Located in Ujitawara in Kyoto, Shoju-in Temple was built around 800 years ago, and belongs to the Koyasan Shingonshu sect of Buddhism. According to records, during the Sengoku (1467-1615) and Edo periods (1603-1868) Shoju-in Temple caught fire twice, and was rebuilt in 1596 by the monk Yuin.
The temple's principal image, an eleven-faced Kannon statue, is a designated local cultural property, and is shown to the public only once every 50 years. Apart from the Kannon statue, there is a sitting statue of the Buddhist minor deity Acala made by Kaikei, one of the Kamakura period's (1192-1333) representative Japanese sculptors of Buddhist statues.

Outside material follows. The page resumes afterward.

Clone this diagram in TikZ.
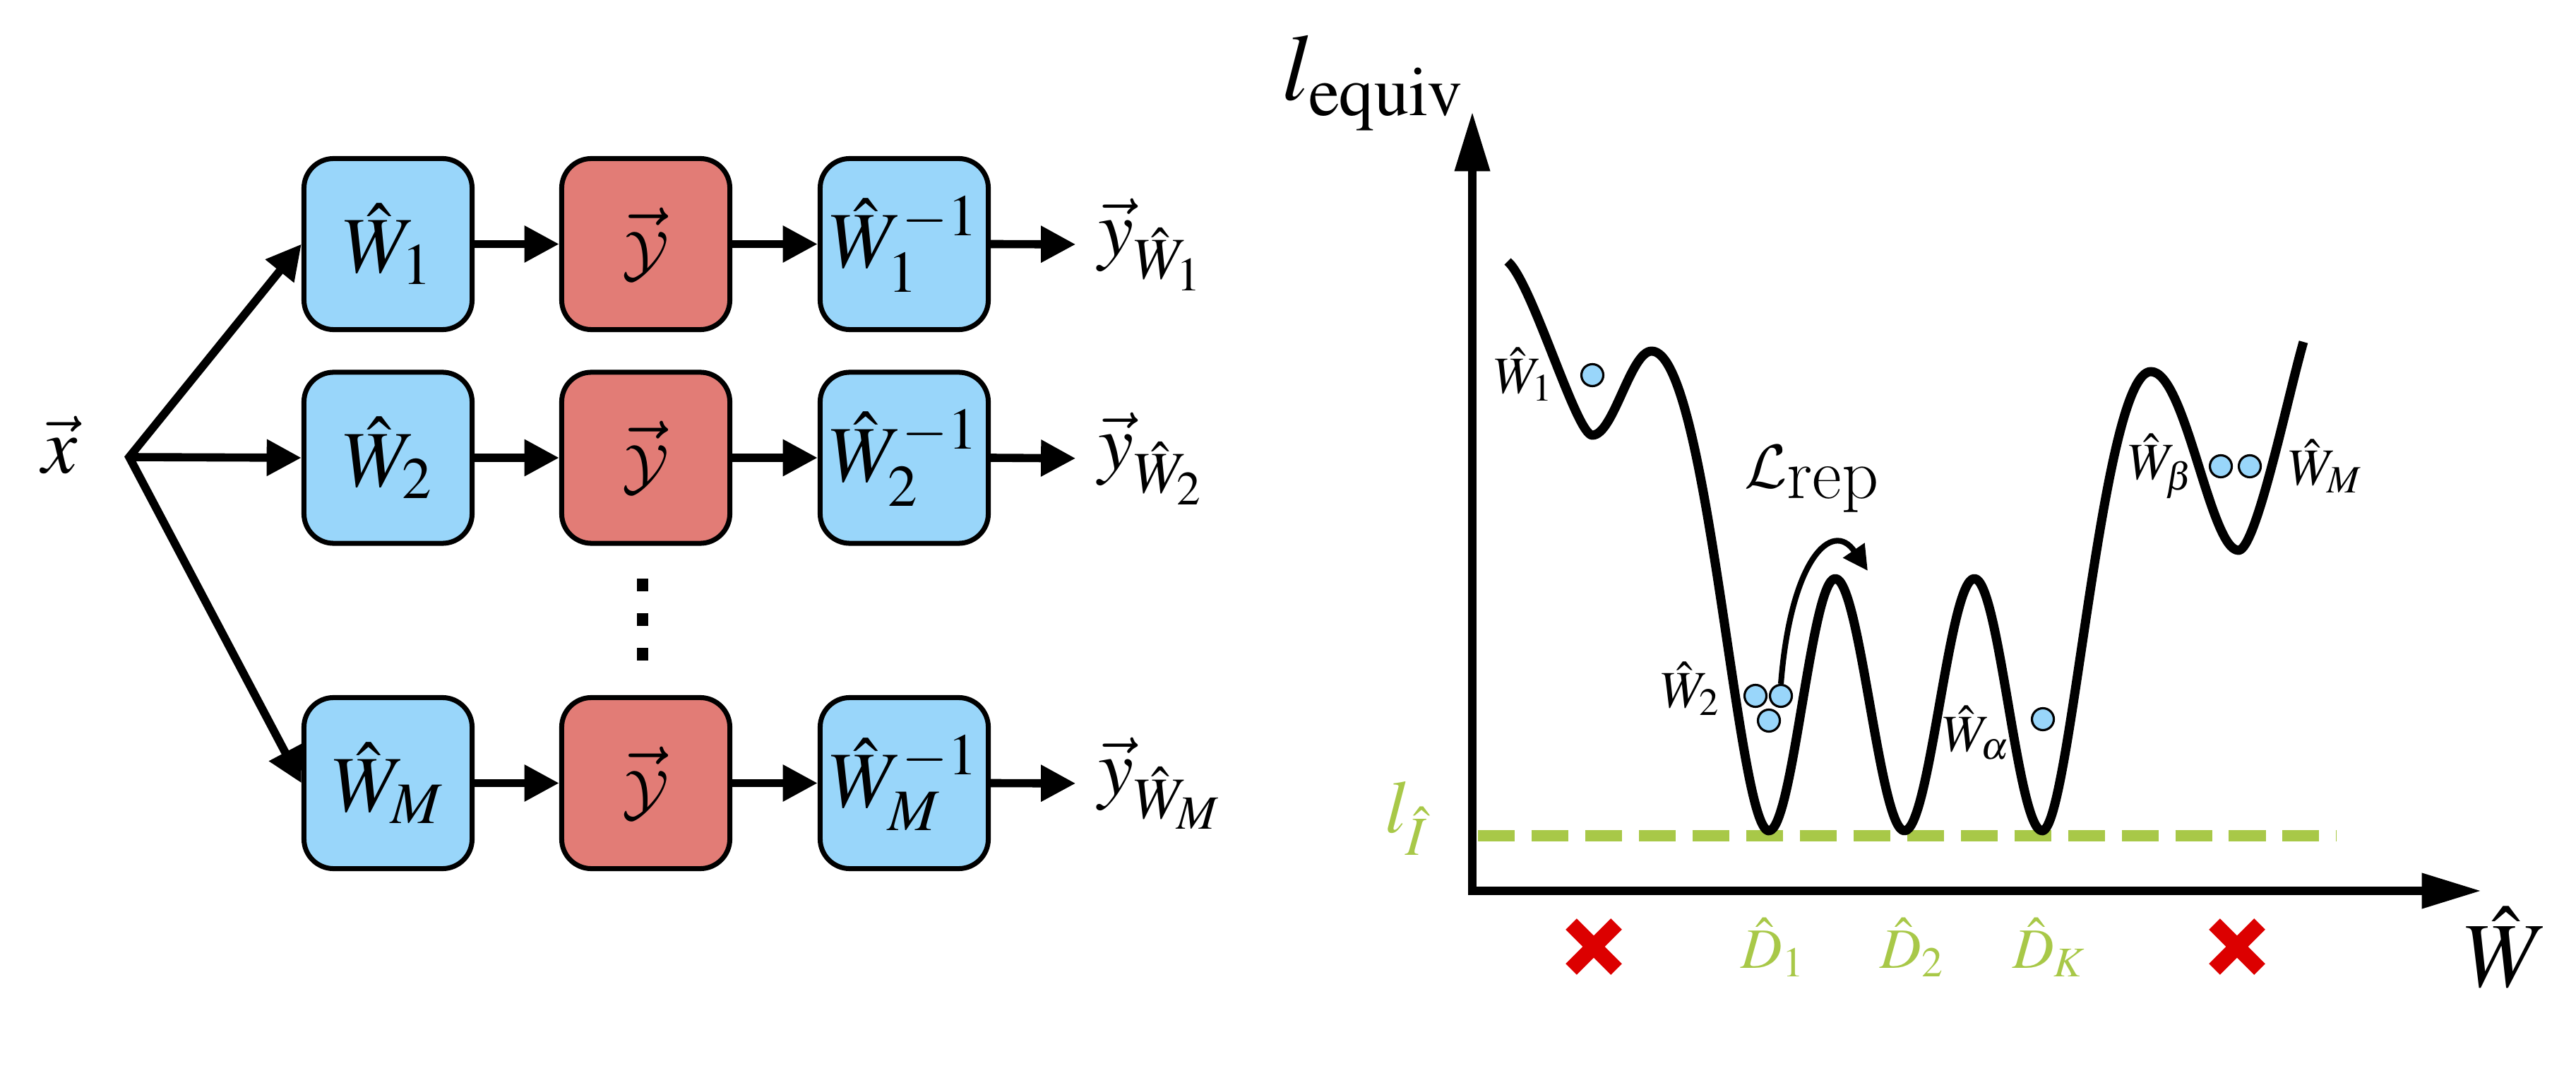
\documentclass[tikz,border=0pt]{standalone}
\usepackage{mathptmx}
\DeclareMathAlphabet{\mathcal}{OMS}{lmsy}{m}{n}
\usetikzlibrary{arrows.meta}
\definecolor{boxblue}{RGB}{153,214,250}
\definecolor{boxred}{RGB}{226,124,118}
\definecolor{lgreen}{RGB}{168,200,72}
\definecolor{xred}{RGB}{220,0,0}
\begin{document}
\begin{tikzpicture}[x=0.01cm,y=-0.01cm,
  blk/.style={draw=black, line width=2pt, rounded corners=0.42cm, minimum width=2.38cm, minimum height=2.42cm, inner sep=0pt, font=\fontsize{32}{38}\selectfont},
  bblk/.style={blk, fill=boxblue},
  rblk/.style={blk, fill=boxred, font=\fontsize{36}{42}\selectfont},
  outlbl/.style={anchor=west, inner sep=0pt, font=\fontsize{32}{38}\selectfont},
  flow/.style={line width=3.3pt, -{Triangle[length=14pt,width=14pt]}},
  axisline/.style={line width=3.4pt, line join=miter, {Triangle[length=24pt,width=13.5pt]}-{Triangle[length=24pt,width=13.5pt]}},
  ball/.style={circle, draw=black, line width=0.9pt, fill=boxblue, minimum size=0.31cm, inner sep=0pt},
  lbl/.style={inner sep=0pt, font=\fontsize{21}{25}\selectfont},
  glbl/.style={inner sep=0pt, text=lgreen, font=\fontsize{23}{27}\selectfont},
  landscape/.style={line width=3.7pt, line join=round},
  cross/.style={draw=xred, line width=6.3pt, line cap=butt},
  vdot/.style={fill=black}
]
\useasboundingbox (0,0) rectangle (3648,1516);

% ---------------- left panel ----------------
\node[bblk] (a1) at (549.5,345.5) {$\hat{W}_1$};
\node[rblk] (b1) at (914.5,345.5) {$\vec{\mathcal{Y}}$};
\node[bblk] (c1) at (1280.5,345.5) {$\hat{W}_1^{-1}$};
\node[outlbl] (o1) at (1555,346) {$\vec{y}_{\hat{W}_1}$};

\node[bblk] (a2) at (549.5,648) {$\hat{W}_2$};
\node[rblk] (b2) at (914.5,648) {$\vec{\mathcal{Y}}$};
\node[bblk] (c2) at (1280.5,648) {$\hat{W}_2^{-1}$};
\node[outlbl] (o2) at (1555,649) {$\vec{y}_{\hat{W}_2}$};

\node[bblk] (aM) at (549.5,1108.5) {$\hat{W}_M$};
\node[rblk] (bM) at (914.5,1108.5) {$\vec{\mathcal{Y}}$};
\node[bblk] (cM) at (1280.5,1108.5) {$\hat{W}_M^{-1}$};
\node[outlbl] (oM) at (1555,1109) {$\vec{y}_{\hat{W}_M}$};

\node[inner sep=0pt, font=\fontsize{32}{38}\selectfont] (x) at (85,630) {$\vec{x}$};
\coordinate (fan) at (183,647);

\draw[line width=3.3pt, line join=miter, {Triangle[length=14pt,width=14pt]}-{Triangle[length=14pt,width=14pt]}] (a1.west) -- (fan) -- (aM.west);
\draw[flow] (fan) -- (a2.west);

\foreach \r in {1,2,M}{
  \draw[flow] (a\r.east) -- (b\r.west);
  \draw[flow] (b\r.east) -- (c\r.west);
  \draw[flow, shorten >=9pt] (c\r.east) -- (o\r.west);
}

\fill[vdot] (902,819) rectangle (918,837);
\fill[vdot] (902,868) rectangle (918,886);
\fill[vdot] (902,917) rectangle (918,935);

% ---------------- right panel ----------------
\coordinate (orig) at (2085,1261);
\coordinate (ytip) at (2085,158);
\coordinate (xtip) at (3514,1261);
\draw[axisline] (ytip) -- (orig) -- (xtip);

\node[inner sep=0pt, font=\fontsize{38}{44}\selectfont] (leq) at (1944,117) {$l_{\mathrm{equiv}}$};
\node[inner sep=0pt, font=\fontsize{37}{44}\selectfont] (wax) at (3549,1341) {$\hat{W}$};

\coordinate (dl) at (2093,1183);
\coordinate (dr) at (3309,1183);
\draw[lgreen, line width=4.3pt, dash pattern=on 14.8pt off 6.8pt] (dl) -- (dr);
\node[inner sep=0pt, text=lgreen, font=\fontsize{30}{36}\selectfont] (li) at (1992,1158) {$l_{\hat{I}}$};

\draw[landscape] (2135,370) .. controls (2170,400) and (2232,616) .. (2255,616)
  .. controls (2285,616) and (2309,497) .. (2339,497)
  .. controls (2419,497) and (2460,1176) .. (2505,1176)
  .. controls (2539,1176) and (2565,819) .. (2599,819)
  .. controls (2634,819) and (2662,1176) .. (2697,1176)
  .. controls (2733,1176) and (2760,819) .. (2796,819)
  .. controls (2831,819) and (2857,1176) .. (2892,1176)
  .. controls (2932,1176) and (2976,526) .. (3046,526)
  .. controls (3095,526) and (3130,779) .. (3170,779)
  .. controls (3195,779) and (3240,560) .. (3262,484);

% balls
\node[ball] (w1b) at (2255,531) {};
\node[ball] (w2a) at (2486,985) {};
\node[ball] (w2b) at (2522,985) {};
\node[ball] (w2c) at (2505,1020) {};
\node[ball] (wab) at (2893,1018) {};
\node[ball] (wbb) at (3145,660) {};
\node[ball] (wmb) at (3186,660) {};

% labels
\node[lbl] (lw1) at (2158,530) {$\hat{W}_1$};
\node[lbl] (lw2) at (2394,975) {$\hat{W}_2$};
\node[lbl] (lwa) at (2799,1037) {$\hat{W}_\alpha$};
\node[lbl] (lwb) at (3060,660) {$\hat{W}_\beta$};
\node[lbl] (lwm) at (3293,660) {$\hat{W}_M$};
\node[inner sep=0pt, font=\fontsize{29}{34}\selectfont] (lrep) at (2566,678) {$\mathcal{L}_{\textrm{rep}}$};

\coordinate (repend) at (2645,808);
\draw[line width=2.3pt, -{Triangle[length=10pt,width=10pt]}] (w2b.north) .. controls (2536,790) and (2595,735) .. (repend);

\node[glbl] (d1) at (2511,1341) {$\hat{D}_1$};
\node[glbl] (d2) at (2708,1341) {$\hat{D}_2$};
\node[glbl] (dk) at (2902,1341) {$\hat{D}_K$};

% crosses
\coordinate (c1x) at (2257,1340);
\coordinate (c2x) at (3168,1340);
\draw[cross] ([shift={(-32,-32)}]c1x) -- ([shift={(32,32)}]c1x);
\draw[cross] ([shift={(-32,32)}]c1x) -- ([shift={(32,-32)}]c1x);
\draw[cross] ([shift={(-32,-32)}]c2x) -- ([shift={(32,32)}]c2x);
\draw[cross] ([shift={(-32,32)}]c2x) -- ([shift={(32,-32)}]c2x);
\end{tikzpicture}
\end{document}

This image is also an Important Cultural Property.
There are over 2,000 wind chimes in the temple in the summer, and every year there is a Wind Chime Festival from July 1st to September 18th. In the side hall there is a heart-shaped window from which the pink cherry blossoms, the green grass of summer, the red autumn leaves, and the white snow of winter can be seen.

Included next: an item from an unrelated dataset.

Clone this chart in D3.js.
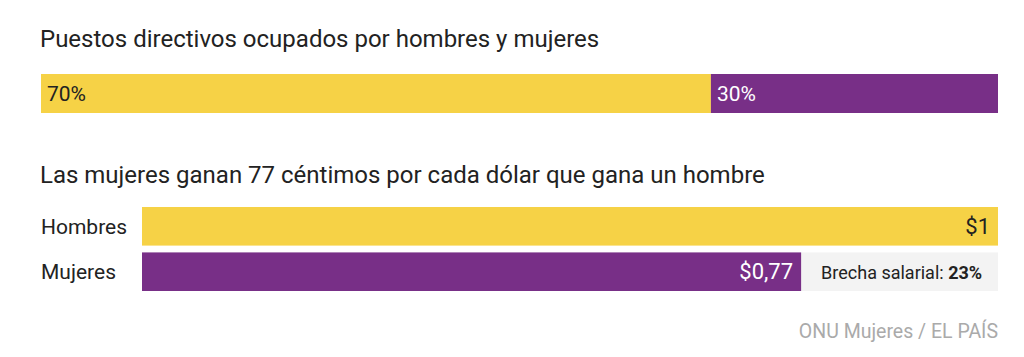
<!DOCTYPE html>
<html><head><meta charset="utf-8">
<script src="https://cdn.jsdelivr.net/npm/d3@7"></script>
<style>body{margin:0;background:#fff;}svg{display:block;font-family:"Roboto","Liberation Sans",sans-serif;}</style>
</head><body><svg id="c" width="1024" height="357"></svg>
<script>
const title1 = "Puestos directivos ocupados por hombres y mujeres";
const shareGroups = ["Hombres", "Mujeres"];
const shareValues = [70, 30];
const title2 = "Las mujeres ganan 77 céntimos por cada dólar que gana un hombre";
const wageCategories = ["Hombres", "Mujeres"];
const wageValues = [1, 0.77];
const wageLabels = ["$1", "$0,77"];
const gapLabel = "Brecha salarial: ";
const gapValue = "23%";
const source = "ONU Mujeres / EL PAÍS";
const colors = ["#f6d246", "#782f87"];
const labelColors = ["#222", "#fff"];

const svg = d3.select("#c");
const ink = "#222";

// Chart 1
svg.append("text").attr("x", 40).attr("y", 47).attr("font-size", 24).attr("fill", ink).text(title1);
const x1 = d3.scaleLinear().domain([0, 100]).range([41, 998]);
let cum = 0;
const stacked = shareValues.map((v, i) => { const s = {start: cum, end: cum + v, v, i}; cum += v; return s; });
const g1 = svg.append("g");
g1.selectAll("rect").data(stacked).join("rect")
  .attr("x", d => x1(d.start)).attr("width", d => x1(d.end) - x1(d.start))
  .attr("y", 74).attr("height", 39).attr("fill", d => colors[d.i]);
g1.selectAll("text").data(stacked).join("text")
  .attr("x", d => x1(d.start) + 6).attr("y", 101).attr("font-size", 21)
  .attr("fill", d => labelColors[d.i]).text(d => d.v + "%");

// Chart 2
svg.append("text").attr("x", 40).attr("y", 183).attr("font-size", 24).attr("fill", ink).text(title2);
const x2 = d3.scaleLinear().domain([0, 1]).range([142, 998]);
const y2 = d3.scaleBand().domain(wageCategories).range([207, 291]).paddingInner(0.15);
// gap background
svg.append("rect").attr("x", x2(wageValues[1])).attr("width", x2(1) - x2(wageValues[1]))
  .attr("y", y2("Mujeres")).attr("height", y2.bandwidth()).attr("fill", "#f3f3f3");
const g2 = svg.append("g");
g2.selectAll("rect").data(wageCategories).join("rect")
  .attr("x", x2(0)).attr("width", (d, i) => x2(wageValues[i]) - x2(0))
  .attr("y", d => y2(d)).attr("height", y2.bandwidth()).attr("fill", (d, i) => colors[i]);
g2.selectAll("text.cat").data(wageCategories).join("text").attr("class", "cat")
  .attr("x", 41).attr("y", d => y2(d) + y2.bandwidth() / 2 + 7.5).attr("font-size", 21)
  .attr("fill", ink).text(d => d);
g2.selectAll("text.val").data(wageCategories).join("text").attr("class", "val")
  .attr("x", (d, i) => x2(wageValues[i]) - 8).attr("text-anchor", "end")
  .attr("y", d => y2(d) + y2.bandwidth() / 2 + 7.5).attr("font-size", 22)
  .attr("fill", (d, i) => labelColors[i]).text((d, i) => wageLabels[i]);
const gt = svg.append("text").attr("x", x2(wageValues[1]) + 20)
  .attr("y", y2("Mujeres") + y2.bandwidth() / 2 + 7).attr("font-size", 18).attr("fill", ink);
gt.append("tspan").text(gapLabel);
gt.append("tspan").attr("font-weight", "bold").text(gapValue);

svg.append("text").attr("x", 998).attr("y", 338).attr("text-anchor", "end")
  .attr("font-size", 19.5).attr("fill", "#aaa").text(source);
</script></body></html>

The heart shape is a traditional pattern used in Japan for fortunes and blessings, so this window is known as the "Window of Happiness," and always attracts many visitors. On the ceilings of the side hall there are 160 different pictures of flowers and Japanese scenery, which creates some beautiful scenery overhead. Shoju-in Temple also offers activities such as bracelet-beading, sutra-writing, Buddha-sketching, and yoga classes (reservations required).
Yawata City's Hiko Shrine was built by aviation pioneer Chuhachi Ninomiya in 1915, on land where he resided. Ninomiya designed the first aircraft model (the Karasu-gata aircraft model) in Japan. Hiko Shrine (“Hiko” meaning ”flight” in Japanese) is dedicated to both the deity of the sky, Nigihayahi, and to plane crash victims around the world. People usually come to pray for aviation safety and career success.
Inside the grounds, there are displays of fighter aircraft parts, and the shrine has a museum exhibiting the historical data gathered by Ninomiya Chuhachi or donated by companies. (An extra fee is required for the museum)
Nowadays, people in the field of aviation, like pilots and cabin attendants, come from all over the world to visit the shrine. Students hoping to get jobs in the aviation field are also known to pay visits!